A Question of Incomprehensibility: Call for Papers

Great CfP by Eleanor Saitta (Structure Light Design Research Collective).

It is now evident that postmodernism is dead. It has not ceased to function, exactly. The tools it gave us for the analysis of culture still work to the same degree they did previously. It remains a functional standpoint for understanding the effects of traditional media on traditional culture. Rather, media has ceased to matter in the way it once did, and culture has fragmented beyond reach. The network has consumed media and transformed it into content, has consumed place and turned it into location, and has consumed friendship and turned it into relationship. The hierarchy of culture production is breaking down into a flattened attention- economy at the same time the rich increase their wealth via network-finance.

All of this simply is. Neither good nor bad, but only how we understand the world in this current moment. We cannot give the changing eras of thought a progression of worth any more than we can the earth’s revolution around the sun — this age too will pass. We did not always understand this, any more than heliocentricity was always a fundamental basis of man’s relationship with the universe.

Each way of understanding the world has various unique features, which become incomprehensible to later generations.

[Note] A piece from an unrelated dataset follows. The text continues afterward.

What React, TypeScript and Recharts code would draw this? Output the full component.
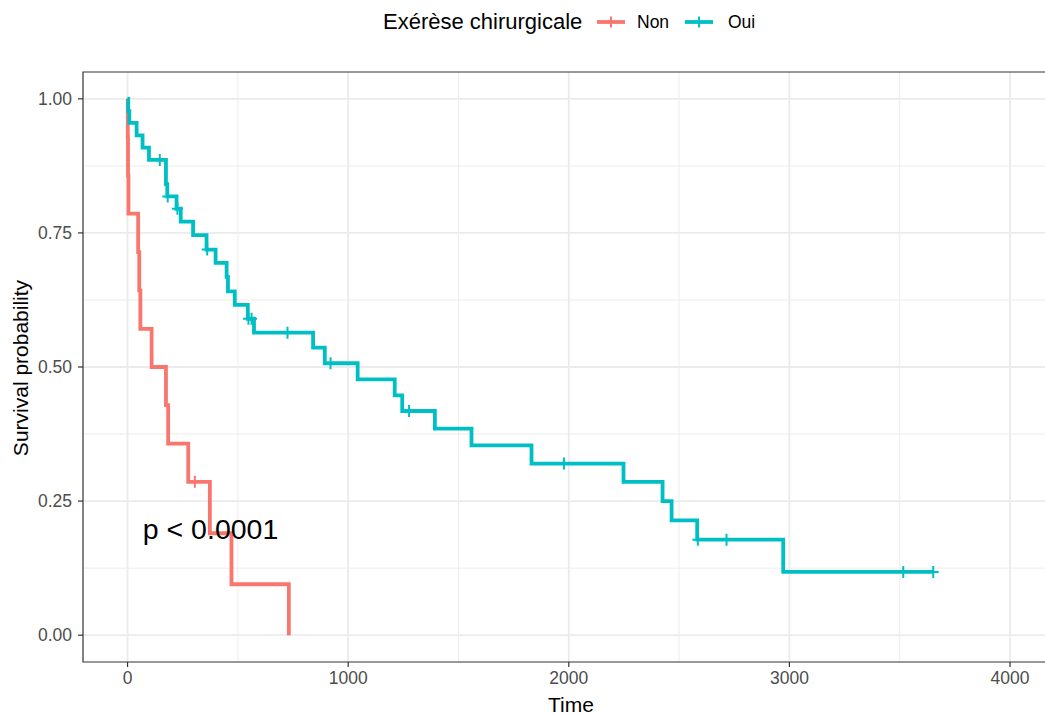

The mythopoedic view of the world that medieval, pre-heliocentric man held became largely unintelligible to later thinkers. This is not about either nostalgia for a better, more human past or triumphant progress to a better, more logical future, but simply those frames of references in which we can no longer intuitively act and imagine. Institutions may disappear with or following this shift, but they vanish because they have already become nonsensical or irrelevant; the change in their value precedes any material alteration. Even if practices previously correlated with vanishing institutions remain, their meaning shifts; e.g. film photography in the presence of Twitpic and ubiquitous networked surveillance.

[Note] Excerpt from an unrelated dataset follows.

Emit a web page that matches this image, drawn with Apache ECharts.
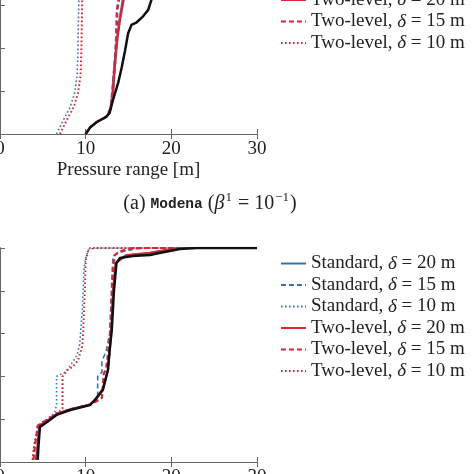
<!DOCTYPE html>
<html>
<head>
<meta charset="utf-8">
<script src="https://cdn.jsdelivr.net/npm/echarts@6/dist/echarts.min.js"></script>
<style>
  html, body { margin: 0; padding: 0; background: #fff; }
  #chart { width: 474px; height: 474px; }
</style>
</head>
<body>
<div id="chart"></div>
<script>
// legend names
var names = ['Standard, δ = 20 m', 'Standard, δ = 15 m', 'Standard, δ = 10 m',
             'Two-level, δ = 20 m', 'Two-level, δ = 15 m', 'Two-level, δ = 10 m'];
var xTicks = [0, 10, 20, 30];

// (a) Modena: [pressure range, fraction]
var modenaStd20 = [[10.0,0],[10.5,0.03],[11.3,0.056],[12.4,0.08],[12.8,0.1],[13.1,0.19],[13.3,0.31],[13.6,0.44],[13.9,0.53],[14.3,0.63],[14.9,0.75],[15.8,0.9],[17.5,1]];
var modenaStd15 = [[10.0,0],[10.5,0.03],[11.3,0.056],[12.4,0.08],[12.9,0.126],[13.3,0.31],[13.5,0.44],[13.6,0.58],[13.8,0.63],[14.4,0.8],[15.8,1]];
var modenaStd10 = [[6.6,0],[7.4,0.065],[8.2,0.126],[8.7,0.19],[9.0,0.27],[9.1,0.39],[9.2,0.63],[9.5,0.8],[10.5,1]];
var modenaTwo20 = [[10.0,0],[10.5,0.03],[11.3,0.056],[12.4,0.08],[12.8,0.098],[13.2,0.19],[13.4,0.31],[13.7,0.44],[14.0,0.53],[14.45,0.63],[15.0,0.75],[16.0,0.9],[18.0,1]];
var modenaTwo15 = [[10.0,0],[10.5,0.03],[11.3,0.056],[12.4,0.08],[13.0,0.126],[13.4,0.31],[13.6,0.44],[13.7,0.58],[13.9,0.63],[14.5,0.8],[16.0,1]];
var modenaTwo10 = [[7.0,0],[7.8,0.065],[8.6,0.126],[9.1,0.19],[9.4,0.27],[9.5,0.39],[9.6,0.63],[9.9,0.8],[11.0,1]];
var modenaRef = [[10.0,0],[10.5,0.03],[11.3,0.056],[12.4,0.08],[12.8,0.1],[13.2,0.16],[13.8,0.24],[14.2,0.31],[14.6,0.39],[14.95,0.47],[15.35,0.51],[15.9,0.52],[16.7,0.55],[17.3,0.58],[17.7,0.63],[18.5,0.72],[20.0,0.85],[22.0,1]];

// second network
var netStd20 = [[4.2,0.01],[4.4,0.08],[4.6,0.17],[5.5,0.192],[6.6,0.224],[8.2,0.246],[10.5,0.268],[11.1,0.292],[12.0,0.34],[12.6,0.43],[12.8,0.52],[13.0,0.62],[13.2,0.8],[13.5,0.93],[14.6,0.966],[17.3,0.976],[19.2,0.99],[20.8,1],[30,1]];
var netStd15 = [[3.9,0.01],[4.1,0.08],[4.4,0.17],[5.4,0.195],[6.6,0.226],[8.2,0.246],[10.5,0.268],[11.4,0.29],[11.4,0.40],[11.9,0.42],[11.9,0.47],[12.4,0.52],[12.8,0.6],[12.9,0.7],[13.1,0.9],[13.2,0.963],[14.0,0.98],[15.7,0.995],[17.0,1],[30,1]];
var netStd10 = [[3.8,0.01],[4.0,0.08],[4.5,0.17],[5.5,0.2],[6.4,0.23],[6.6,0.27],[6.6,0.4],[7.6,0.42],[8.2,0.45],[9.0,0.5],[9.3,0.55],[9.6,0.7],[9.8,0.9],[10.0,0.95],[10.3,0.99],[11.0,1],[30,1]];
var netTwo20 = [[4.2,0.01],[4.4,0.08],[4.6,0.17],[5.5,0.192],[6.6,0.224],[8.2,0.246],[10.5,0.268],[11.1,0.292],[12.0,0.34],[12.6,0.43],[12.8,0.52],[13.0,0.62],[13.2,0.8],[13.5,0.93],[14.8,0.967],[17.5,0.977],[19.4,0.99],[21.0,1],[30,1]];
var netTwo15 = [[3.9,0.01],[4.1,0.08],[4.4,0.17],[5.4,0.195],[6.6,0.226],[8.2,0.246],[10.5,0.268],[11.6,0.29],[11.9,0.30],[12.0,0.35],[12.1,0.41],[12.4,0.44],[12.8,0.57],[13.0,0.7],[13.2,0.9],[13.4,0.967],[14.0,0.985],[15.5,1],[30,1]];
var netTwo10 = [[3.8,0.01],[4.0,0.08],[4.5,0.17],[5.6,0.2],[6.8,0.23],[7.3,0.25],[7.3,0.4],[7.9,0.43],[8.5,0.445],[9.1,0.475],[9.6,0.54],[9.7,0.6],[9.9,0.8],[10.0,0.94],[10.3,0.99],[10.5,1],[30,1]];
var netRef = [[4.4,0.01],[4.5,0.08],[4.66,0.164],[5.5,0.187],[6.6,0.22],[8.2,0.243],[10.5,0.266],[11.1,0.29],[12.0,0.336],[12.6,0.43],[12.8,0.523],[13.05,0.617],[13.3,0.8],[13.6,0.93],[14.0,0.953],[15.5,0.963],[17.5,0.967],[18.6,0.977],[19.8,0.986],[21.0,0.995],[23.0,1],[30,1]];

var blue = '#3a72ad', red = '#d6263a';
var serif = 'Liberation Serif';

var myChart = echarts.init(document.getElementById('chart'));

function xAx(grid, pos, labels, name) {
  return {
    type: 'value', gridIndex: grid, position: pos, min: 0, max: 30, interval: 10,
    axisLine: { show: true, lineStyle: { color: '#666', width: 1 } },
    axisTick: { show: true, inside: true, length: 5, lineStyle: { color: '#666' } },
    axisLabel: { show: labels, margin: 6, fontFamily: serif, fontSize: 19, color: '#222',
                 formatter: function (v) { return xTicks.indexOf(v) >= 0 ? String(v) : ''; } },
    splitLine: { show: false },
    name: name || '', nameLocation: 'middle', nameGap: 27,
    nameTextStyle: { fontFamily: serif, fontSize: 19, color: '#222' }
  };
}
function yAx(grid, pos) {
  return {
    type: 'value', gridIndex: grid, position: pos, min: 0, max: 1, interval: 0.2,
    axisLine: { show: true, lineStyle: { color: '#666', width: 1 } },
    axisTick: { show: true, inside: true, length: 5, lineStyle: { color: '#666' } },
    axisLabel: { show: false }, splitLine: { show: false }
  };
}
function line(name, data, xi, yi, color, type, width, z) {
  return {
    name: name, type: 'line', data: data, xAxisIndex: xi, yAxisIndex: yi,
    symbol: 'none', z: z || 2,
    lineStyle: { color: color, type: type, width: width },
    itemStyle: { color: color }
  };
}
function legend(top) {
  return {
    data: names, orient: 'vertical', left: 280, top: top, padding: 0,
    itemWidth: 25, itemHeight: 14, itemGap: 2.5,
    itemStyle: { opacity: 0 },
    textStyle: { fontFamily: serif, fontSize: 19, color: '#222',
                 rich: { i: { fontFamily: serif, fontStyle: 'italic', fontSize: 19, color: '#222' } } },
    formatter: function (n) { return n.replace('δ', '{i|δ}'); }
  };
}

var dash = [5, 3], dot = [1.6, 2.4];

var option = {
  animation: false,
  grid: [
    { left: 0, right: 217, top: -80, bottom: 340, outerBoundsMode: 'none' },
    { left: 0, right: 217, top: 248, bottom: 12, outerBoundsMode: 'none' }
  ],
  xAxis: [xAx(0, 'bottom', true, 'Pressure range [m]'), xAx(0, 'top', false),
          xAx(1, 'bottom', true), xAx(1, 'top', false)],
  yAxis: [yAx(0, 'left'), yAx(0, 'right'), yAx(1, 'left'), yAx(1, 'right')],
  legend: [legend(-74), legend(254)],
  graphic: [{
    type: 'text', x: 210, y: 204,
    style: {
      text: '{s|(a) }{m|Modena}{s| (}{i|β}{sup|1}{s| = 10}{sup|−1}{s|)}',
      align: 'center', verticalAlign: 'middle',
      rich: {
        s: { fontFamily: serif, fontSize: 20, fill: '#222' },
        m: { fontFamily: 'Liberation Mono', fontSize: 14.5, fontWeight: 'bold', fill: '#222' },
        i: { fontFamily: serif, fontStyle: 'italic', fontSize: 20, fill: '#222' },
        sup: { fontFamily: serif, fontSize: 13, fill: '#222', padding: [0, 1, 12, 1] }
      }
    }
  }],
  series: [
    line(names[0], modenaStd20, 0, 0, blue, 'solid', 1.6),
    line(names[1], modenaStd15, 0, 0, blue, dash, 1.6),
    line(names[2], modenaStd10, 0, 0, blue, dot, 1.6),
    line(names[3], modenaTwo20, 0, 0, red, 'solid', 2.2),
    line(names[4], modenaTwo15, 0, 0, red, dash, 2.2),
    line(names[5], modenaTwo10, 0, 0, red, dot, 2),
    line('Reference', modenaRef, 0, 0, '#111', 'solid', 2.5, 3),
    line(names[0], netStd20, 2, 2, blue, 'solid', 1.6),
    line(names[1], netStd15, 2, 2, blue, dash, 1.6),
    line(names[2], netStd10, 2, 2, blue, dot, 1.6),
    line(names[3], netTwo20, 2, 2, red, 'solid', 2.2),
    line(names[4], netTwo15, 2, 2, red, dash, 2.2),
    line(names[5], netTwo10, 2, 2, red, dot, 2),
    line('Reference', netRef, 2, 2, '#111', 'solid', 2.5, 3)
  ]
};
myChart.setOption(option);
</script>
</body>
</html>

With effort, we may come to understand at an intellectual level the mindset of a different age. We can learn to comprehend the concerns of a person whose world stood on the back of an elephant, or understand the intellectual life of a culture shaped by a single, unified, scheduled, monolithic, and inherently trustworthy media. This is not the same as living that mindset, any more than historical reenactment can factually reproduce the power relations of the culture it attempts to simulate.

Having been notified of the sudden irrelevance of postmodernism as it slips quietly away beneath the onrushing virtualization of network culture, we are at an interesting crossroads. The future continues to be unevenly distributed, and there are those of us who have been living in it long enough to be almost- but- not- quite natives of network culture. From this position, we have some limited vision forward. Not being true natives, our experience of this future will be and is different from the experience that natives of it will have, and the future itself will shift with ubiquity.

While we must be careful, we can see culture shifting in front of our eyes, and we have some hint of where it may be going. We cannot see the shape it will take (and it would be suspect if we thought we could), but we can see it start to cast shadows on the existing world, presaging change. Thus, we ask, what will the next generation, the true natives of network culture, the post- millennials, find incomprehensible about the world of media and postmodernism?